The main leaf, which contains the eyelets and connects the spring to the chassis, is particularly vulnerable to fracture from overloading or fatigue, and a break here can lead to a dangerous loss of vehicle balance. In severe cases, a completely broken main leaf can cause the axle to shift position, potentially allowing the spring to slip off its mount and dropping the fender onto the tire. Driving with such damage is unsafe because the compromised suspension places undue stress on the chassis and other components.
Damage to the mounting hardware also necessitates replacement, as this hardware secures the spring to the axle and frame. A broken center bolt, which aligns the leaves and secures the spring pack to the axle, is a serious issue that allows the leaves to shift and the axle to misalign. Similarly, cracked spring hangers, worn or missing U-bolts, or severe corrosion on the frame-side shackle mounts can compromise the suspension’s ability to hold the axle in place, leading to a loss of control.
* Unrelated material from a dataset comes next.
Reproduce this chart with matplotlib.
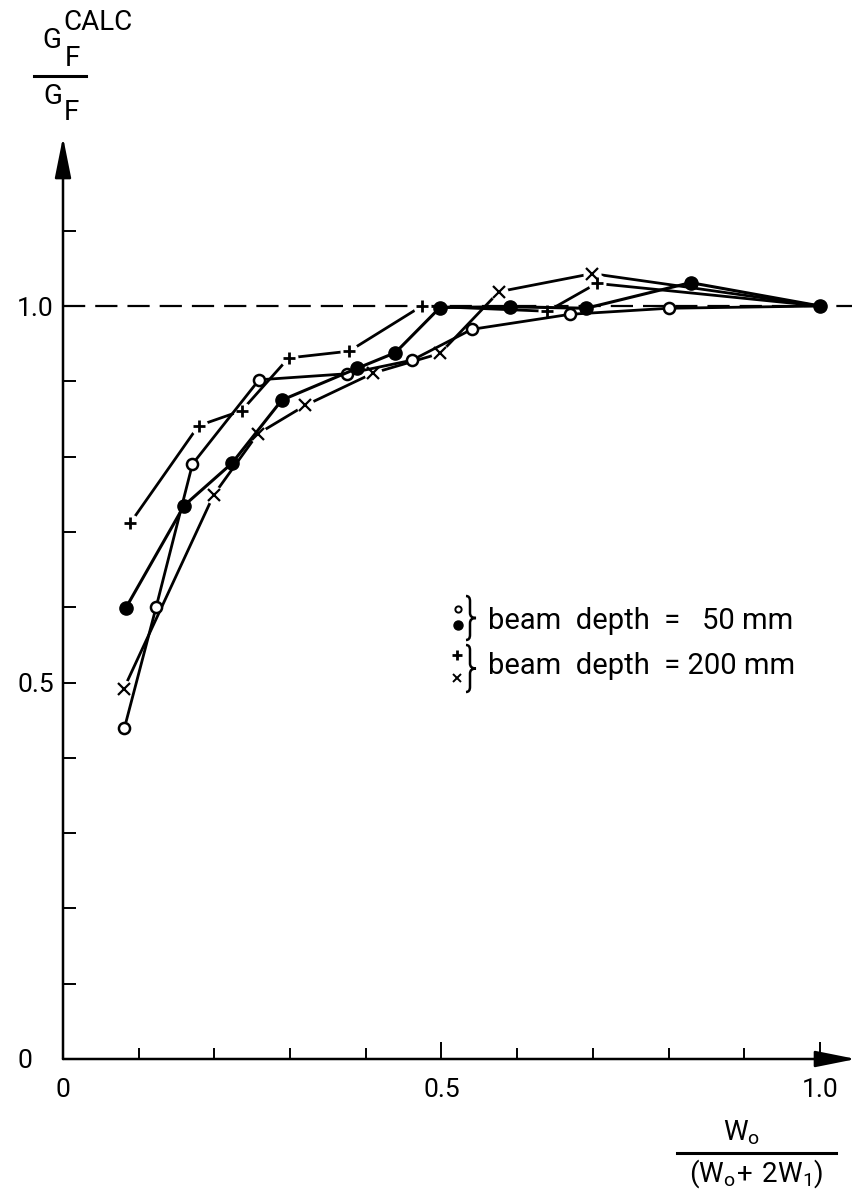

Rust perforation that causes significant thinning or pitting of the leaves weakens the metal’s integrity, accelerating fatigue failure and requiring replacement regardless of visible cracks.
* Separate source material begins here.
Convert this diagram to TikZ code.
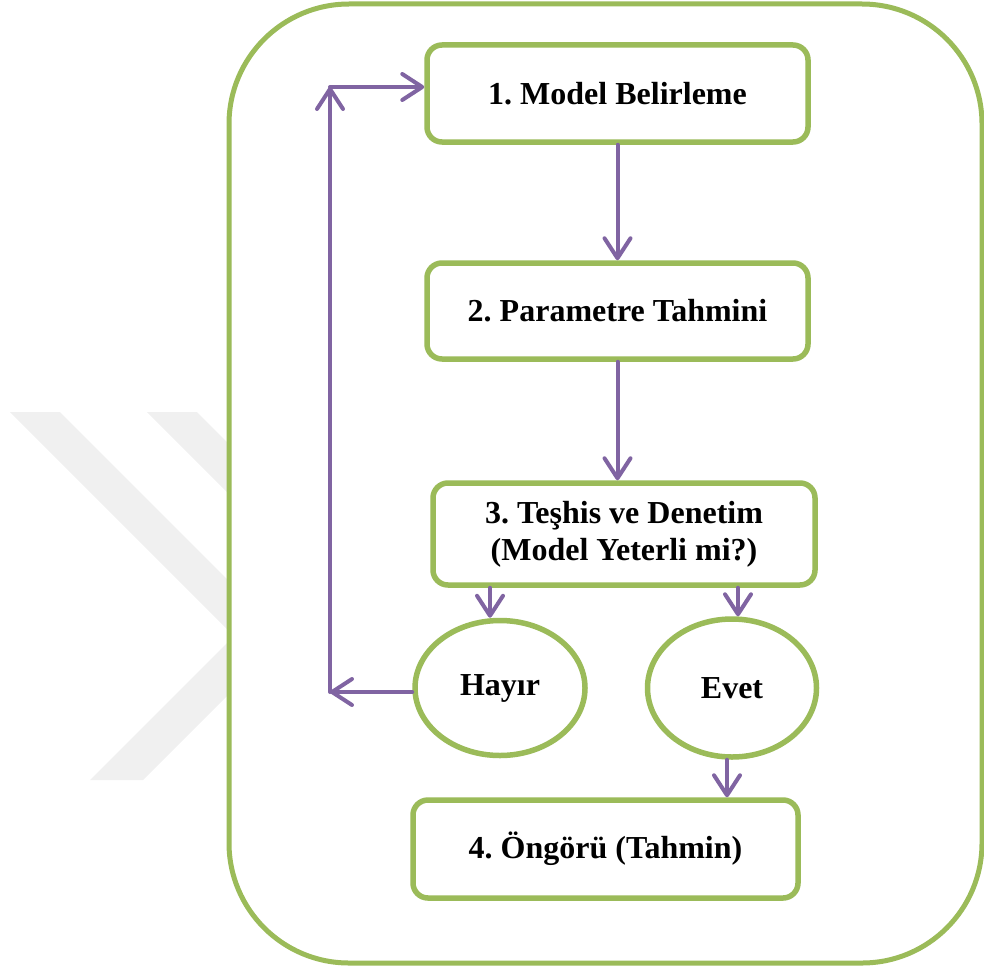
\documentclass[tikz,border=0pt]{standalone}
\usepackage{fontspec}
\setmainfont{Liberation Serif}
\usetikzlibrary{arrows.meta,shapes.geometric}
\definecolor{okgreen}{HTML}{9BBB59}
\definecolor{okpurple}{HTML}{8064A2}
\definecolor{wmgray}{HTML}{F0F0F0}
\frenchspacing
\begin{document}
\begin{tikzpicture}[x=1pt,y=-1pt,
  stepbox/.style={draw=okgreen,line width=5.5pt,rounded corners=15pt,fill=white,
    inner sep=0pt,align=center,font=\fontsize{32}{37}\selectfont\bfseries},
  ovalbox/.style={draw=okgreen,line width=5.5pt,ellipse,fill=white,inner sep=0pt,
    font=\fontsize{32}{37}\selectfont\bfseries},
  arr/.style={draw=okpurple,line width=4pt,line cap=round,line join=round,
    -{Straight Barb[length=20pt,width=26pt,line cap=round,line join=round]}}]
\useasboundingbox (0,0) rectangle (984,966);
% watermark
\fill[wmgray] (10,412) -- (60,412) -- (285.5,637.5) -- (143,780) -- (90,780) -- (234,636) -- cycle;
\fill[wmgray] (147,412) -- (197,412) -- (297,512) -- (247,512) -- cycle;
% container
\draw[okgreen,line width=5pt,fill=white,rounded corners=120pt] (229,4) rectangle (982,963);
% nodes
\node[stepbox,minimum width=381pt,minimum height=97pt] (b1) at (617.5,93.5) {1. Model Belirleme};
\node[stepbox,minimum width=381pt,minimum height=96pt] (b2) at (617.5,311) {2. Parametre Tahmini};
\node[stepbox,minimum width=382pt,minimum height=102pt] (b3) at (624,534) {3. Teşhis ve Denetim\\(Model Yeterli mi?)};
\node[stepbox,minimum width=385pt,minimum height=98pt] (b4) at (605.5,849) {4. Öngörü (Tahmin)};
\node[ovalbox,minimum width=170pt,minimum height=135pt] (hay) at (500,688) {Hayır};
\node[ovalbox,minimum width=169pt,minimum height=138pt] (evt) at (732,688) {Evet};
\coordinate (lb) at (330,692);
\coordinate (lt) at (330,87);
% connectors
\draw[arr] (b1.south) -- (b2.north);
\draw[arr] (b2.south) -- (b2.south |- b3.north);
\draw[arr] ([xshift=-10pt]hay.north |- b3.south) -- ([xshift=-10pt]hay.north);
\draw[arr] ([xshift=6pt]evt.north |- b3.south) -- ([xshift=6pt]evt.north);
\draw[arr] ([xshift=-5pt]evt.south) -- ([xshift=-5pt]evt.south |- b4.north);
\draw[arr] ([yshift=-4pt]hay.west) -- (lb);
\draw[arr] (lb) -- (lt);
\draw[arr] (lt) -- (lt -| b1.west);
\end{tikzpicture}
\end{document}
Usage Factors Affecting Spring Longevity
Leaf springs are designed for durability, but their longevity is inherently tied to the demands placed upon them, with most lasting between 100,000 and 200,000 miles under favorable conditions. A primary factor that accelerates wear is consistent overloading, which involves exceeding the vehicle’s Gross Axle Weight Rating (GAWR) or towing a load heavier than the vehicle is rated for. Repeatedly forcing the spring to support weight beyond its intended capacity causes excessive flexing, leading to metal fatigue and a permanent loss of the spring’s original arch.
Environmental exposure also plays a significant role in determining how quickly a spring pack fails, especially in regions that utilize road salt or brine for de-icing. Exposure to moisture and corrosive chemicals causes rust, which weakens the high-carbon steel structure and promotes the formation of surface microcracks that eventually lead to complete fracture. Failure to maintain related components can also shorten the lifespan of the springs themselves.
Loose U-bolts, which clamp the spring to the axle, are a common cause of premature failure because they allow the leaves to shift and the center bolt to break under pressure. U-bolts should be checked periodically and torqued to specification, as their loosening introduces instability and undue strain on the spring assembly. Regular lubrication of the spring eye bushings helps reduce friction and wear between moving parts, while frequent off-roading or high-impact driving over rough terrain introduces shock loads that further accelerate the fatigue cycle.